Most other major countries do not tax foreign business income as aggressively. In fact, most OECD nations have "territorial" systems that tax firms only on their domestic income.

The combination of high rates and a competitive global marketplace makes the U.S. corporate tax system extremely punishing. Imagine a French firm competing with a U.S. firm for business in Ireland.

The Irish government taxes each subsidiary on its Irish income at the (low) national rate of 12.5 percent. Fair enough. But unlike the French competitor, the U.S. parent company must also register its Irish affiliate's dividends back home as income, which is then taxed.

If the company can meet certain requirements, it can receive a credit for taxes paid to the Irish treasury. But the firm would still have to pay American taxes at the American rate on the Irish income, minus the tax credit.
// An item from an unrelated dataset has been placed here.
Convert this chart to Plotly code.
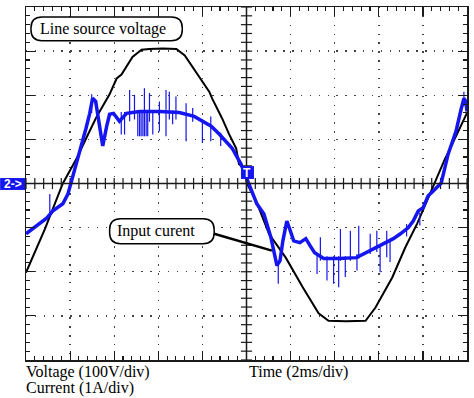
import numpy as np
import plotly.graph_objects as go

# ---- data ----
# time in ms (2 ms/div), voltage in V (100 V/div), current in A (1 A/div)
volt_t = [0.00, 0.86, 1.67, 2.30, 2.80, 3.21, 3.79, 4.11, 4.33, 4.83, 5.24, 5.60,
          6.20, 6.82, 7.20, 7.54, 7.72, 8.31, 8.44, 8.89, 9.21, 9.53, 9.66, 9.89,
          10.02, 10.43, 11.02, 11.78, 12.55, 13.27, 13.72, 14.50, 15.40, 15.85,
          16.61, 17.20, 17.74, 18.51, 19.01, 19.14, 20.00]
volt_v = [-202, -103, 0, 57, 110, 152, 202, 238, 247, 287, 303, 305,
          306, 305, 290, 265, 254, 208, 193, 148, 112, 80, 44, 35,
          0, -39, -114, -168, -235, -294, -311, -312, -311, -281,
          -213, -145, -91, 0, 57, 69, 160]

curr_t = [0.00, 0.50, 0.95, 1.22, 1.67, 1.90, 2.03, 2.17, 2.44, 2.71, 2.89, 3.02,
          3.16, 3.30, 3.48, 3.66, 3.79, 3.97, 4.24, 4.56, 5.15, 6.05, 6.95, 7.63,
          7.99, 8.40, 8.76, 9.12, 9.35, 9.75, 10.02, 10.20, 10.47, 10.79, 11.11,
          11.38, 11.52, 11.65, 11.83, 11.96, 12.14, 12.42, 12.69, 12.91, 13.09,
          13.50, 14.18, 14.99, 15.62, 16.21, 16.66, 16.98, 17.34, 17.56, 17.79,
          18.01, 18.24, 18.47, 18.83, 19.14, 19.50, 19.73, 19.86, 19.95, 20.00]
curr_i = [-1.14, -0.96, -0.78, -0.62, -0.46, -0.24, -0.01, 0.21, 0.73, 1.23, 1.59, 1.93,
          1.86, 1.41, 0.85, 1.30, 1.57, 1.59, 1.41, 1.59, 1.63, 1.63, 1.61, 1.52,
          1.41, 1.30, 1.12, 0.94, 0.80, 0.44, 0.10, -0.17, -0.46, -0.69, -1.23,
          -1.86, -1.75, -1.30, -0.85, -1.03, -1.30, -1.34, -1.25, -1.43, -1.57,
          -1.70, -1.70, -1.68, -1.52, -1.36, -1.25, -1.14, -1.00, -0.85, -0.62,
          -0.55, -0.28, -0.17, 0.01, 0.66, 1.18, 1.68, 1.93, 1.86, 1.63]

# switching-noise spikes on the current trace: time, low end, high end
spike_t = [1.08, 2.98, 4.32, 4.47, 4.70, 4.92, 5.07, 5.15, 5.22, 5.30, 5.37, 5.45,
           5.52, 5.60, 5.75, 6.05, 6.35, 6.50, 6.65, 6.80, 7.26, 7.56, 8.00, 8.38,
           8.83, 11.44, 13.20, 13.35, 13.65, 13.95, 14.18, 14.26, 14.48, 14.71,
           15.01, 15.09, 15.61, 15.91, 16.06, 16.36, 16.51, 17.26, 17.86, 19.86]
spike_lo = [-0.70, 1.60, 1.11, 1.11, 1.41, 1.45, 1.07, 1.07, 1.07, 1.07, 1.07, 1.07,
            1.07, 1.40, 1.11, 1.18, 1.07, 1.45, 1.34, 1.45, 0.96, 1.40, 0.92, 0.96,
            0.85, -2.27, -2.05, -1.75, -2.20, -2.27, -2.35, -1.75, -2.12, -1.75,
            -1.97, -1.70, -1.60, -1.55, -2.01, -1.67, -1.78, -1.20, -0.95, 1.75]
spike_hi = [-0.24, 2.02, 1.62, 1.62, 2.12, 2.01, 1.66, 1.66, 1.66, 1.66, 2.16, 1.66,
            1.66, 2.05, 1.66, 1.86, 2.12, 2.08, 1.66, 1.97, 1.82, 1.71, 1.45, 1.52,
            1.15, -1.80, -1.60, -1.22, -1.65, -1.65, -1.65, -1.03, -1.65, -1.07,
            -1.60, -0.96, -1.14, -1.07, -1.40, -1.07, -1.25, -0.92, -0.66, 2.08]

# ---- layout helpers (pixel geometry of the screen) ----
W, H = 474, 398
ML, MR, MT, MB = 26, 5, 5, 38
PW, PH = W - ML - MR, H - MT - MB


def px(x, y):
    return (x - ML) / PW, (H - MB - y) / PH


def rounded_path(x0, y0, x1, y1, r):
    pts = [
        ("M", [(x0 + r, y0)]), ("L", [(x1 - r, y0)]), ("Q", [(x1, y0), (x1, y0 + r)]),
        ("L", [(x1, y1 - r)]), ("Q", [(x1, y1), (x1 - r, y1)]), ("L", [(x0 + r, y1)]),
        ("Q", [(x0, y1), (x0, y1 - r)]), ("L", [(x0, y0 + r)]), ("Q", [(x0, y0), (x0 + r, y0)]),
    ]
    s = ""
    for cmd, ps in pts:
        s += cmd + " " + " ".join("%.5f,%.5f" % px(a, b) for a, b in ps) + " "
    return s + "Z"


BLUE = "#1515f0"
INK = "#1a1a1a"

fig = go.Figure()

# spikes
sx, sy = [], []
for t, lo, hi in zip(spike_t, spike_lo, spike_hi):
    sx += [t, t, None]
    sy += [lo, hi, None]

fig.add_trace(go.Scatter(x=volt_t, y=volt_v, mode="lines", hoverinfo="skip",
                         line=dict(color="black", width=2), yaxis="y"))
fig.add_trace(go.Scatter(x=sx, y=sy, mode="lines", hoverinfo="skip",
                         line=dict(color=BLUE, width=1.2), yaxis="y2"))
fig.add_trace(go.Scatter(x=curr_t, y=curr_i, mode="lines", hoverinfo="skip",
                         line=dict(color=BLUE, width=3.5), yaxis="y2"))

# centre-axis graticule ticks
cx = np.arange(0, 20.001, 0.4)
fig.add_trace(go.Scatter(x=cx, y=np.zeros_like(cx), mode="markers", yaxis="y",
                         hoverinfo="skip",
                         marker=dict(symbol="line-ns", size=8,
                                     line=dict(color=INK, width=1.2))))
cy = np.arange(-400, 400.001, 20)
fig.add_trace(go.Scatter(x=np.full_like(cy, 10.0), y=cy, mode="markers", yaxis="y",
                         hoverinfo="skip",
                         marker=dict(symbol="line-ew", size=8,
                                     line=dict(color=INK, width=1.2))))

shapes = [
    dict(type="line", xref="x", yref="y", x0=0, x1=20, y0=0, y1=0,
         line=dict(color=INK, width=1.5)),
    dict(type="line", xref="x", yref="y", x0=10, x1=10, y0=-400, y1=400,
         line=dict(color=INK, width=1.5)),
    # callout boxes
    dict(type="path", xref="paper", yref="paper", path=rounded_path(31, 15, 183, 39, 11),
         line=dict(color="black", width=1.5), fillcolor="white", layer="above"),
    dict(type="path", xref="paper", yref="paper", path=rounded_path(110, 218, 215, 243, 11),
         line=dict(color="black", width=1.5), fillcolor="white", layer="above"),
    dict(type="line", xref="paper", yref="paper",
         x0=px(215, 233)[0], y0=px(215, 233)[1], x1=px(273, 250)[0], y1=px(273, 250)[1],
         line=dict(color="black", width=2.5), layer="above"),
    # channel marker and trigger marker
    dict(type="rect", xref="paper", yref="paper",
         x0=px(0, 177)[0], y0=px(0, 177)[1], x1=px(25, 189)[0], y1=px(25, 189)[1],
         line=dict(width=0), fillcolor=BLUE, layer="above"),
    dict(type="rect", xref="paper", yref="paper",
         x0=px(242, 165)[0], y0=px(242, 165)[1], x1=px(255, 178)[0], y1=px(255, 178)[1],
         line=dict(width=0), fillcolor=BLUE, layer="above"),
]

SERIF = "Liberation Serif, Times New Roman, serif"


def label(text, x, y, size=16, color="black", family=SERIF, xanchor="left"):
    fx, fy = px(x, y)
    return dict(text=text, xref="paper", yref="paper", x=fx, y=fy, xanchor=xanchor,
                yanchor="middle", showarrow=False, borderpad=0,
                font=dict(family=family, size=size, color=color))


annotations = [
    label("Line source voltage", 39, 27.5),
    label("Input curent", 116, 230.5),
    label("Voltage (100V/div)", 25, 372),
    label("Current (1A/div)", 25, 388),
    label("Time (2ms/div)", 249, 372),
    label("<b>2-></b>", 12.5, 183, size=12, color="white",
          family="Liberation Sans, Arial, sans-serif", xanchor="center"),
    label("<b>T</b>", 248.5, 171.5, size=12, color="white",
          family="Liberation Sans, Arial, sans-serif", xanchor="center"),
]

axis_common = dict(showticklabels=False, zeroline=False, showline=True,
                   linecolor=INK, linewidth=1.5, mirror="ticks",
                   ticks="inside", ticklen=9, tickwidth=1.2, tickcolor=INK,
                   showgrid=True, gridcolor="#444444", gridwidth=1.4,
                   griddash="1.4px,7.47px")

fig.update_layout(
    width=W, height=H, margin=dict(l=ML, r=MR, t=MT, b=MB),
    paper_bgcolor="white", plot_bgcolor="white", showlegend=False,
    hovermode=False,
    xaxis=dict(range=[0, 20], tick0=0, dtick=2,
               minor=dict(dtick=0.4, ticks="inside", ticklen=4, tickcolor=INK,
                          tickwidth=1.1, showgrid=False),
               **axis_common),
    yaxis=dict(range=[-400, 400], tick0=0, dtick=100,
               minor=dict(dtick=20, ticks="inside", ticklen=4, tickcolor=INK,
                          tickwidth=1.1, showgrid=False),
               **axis_common),
    yaxis2=dict(range=[-4, 4], overlaying="y", visible=False, showgrid=False),
    shapes=shapes, annotations=annotations,
)

fig.write_html("out.html", config={"displayModeBar": False, "staticPlot": True},
               post_script="document.body.style.margin='0';"
               "document.body.style.overflow='hidden';")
The result is double taxation, costly paperwork and less competitiveness with the French.

These differences have important implications for American companies competing in foreign markets. Because of higher tax costs, U.S.-based firms are losing foreign market share, generating lower returns for American shareholders, and hiring fewer skilled workers back home in the U.S.

Under these conditions, it's no surprise that American multinational companies that want to sell their goods abroad try to keep as much cash out of the U.S. legally as they can. It's a matter of survival.

Other countries understand this. Several nations, most recently including Japan and Britain, are moving to a territorial system, taxing only corporate profits earned within their borders.

By contrast, Obama is proposing to implement a tax on U.S. companies' foreign earnings, making them even more uncompetitive. The tax reform should have lowered the rate much more than it did and moved to a territorial tax system.

Better yet, it should have abolished the corporate tax altogether. Obama's plan doesn't constitute reform. Indeed, it introduces as many problems as it hopes to solve.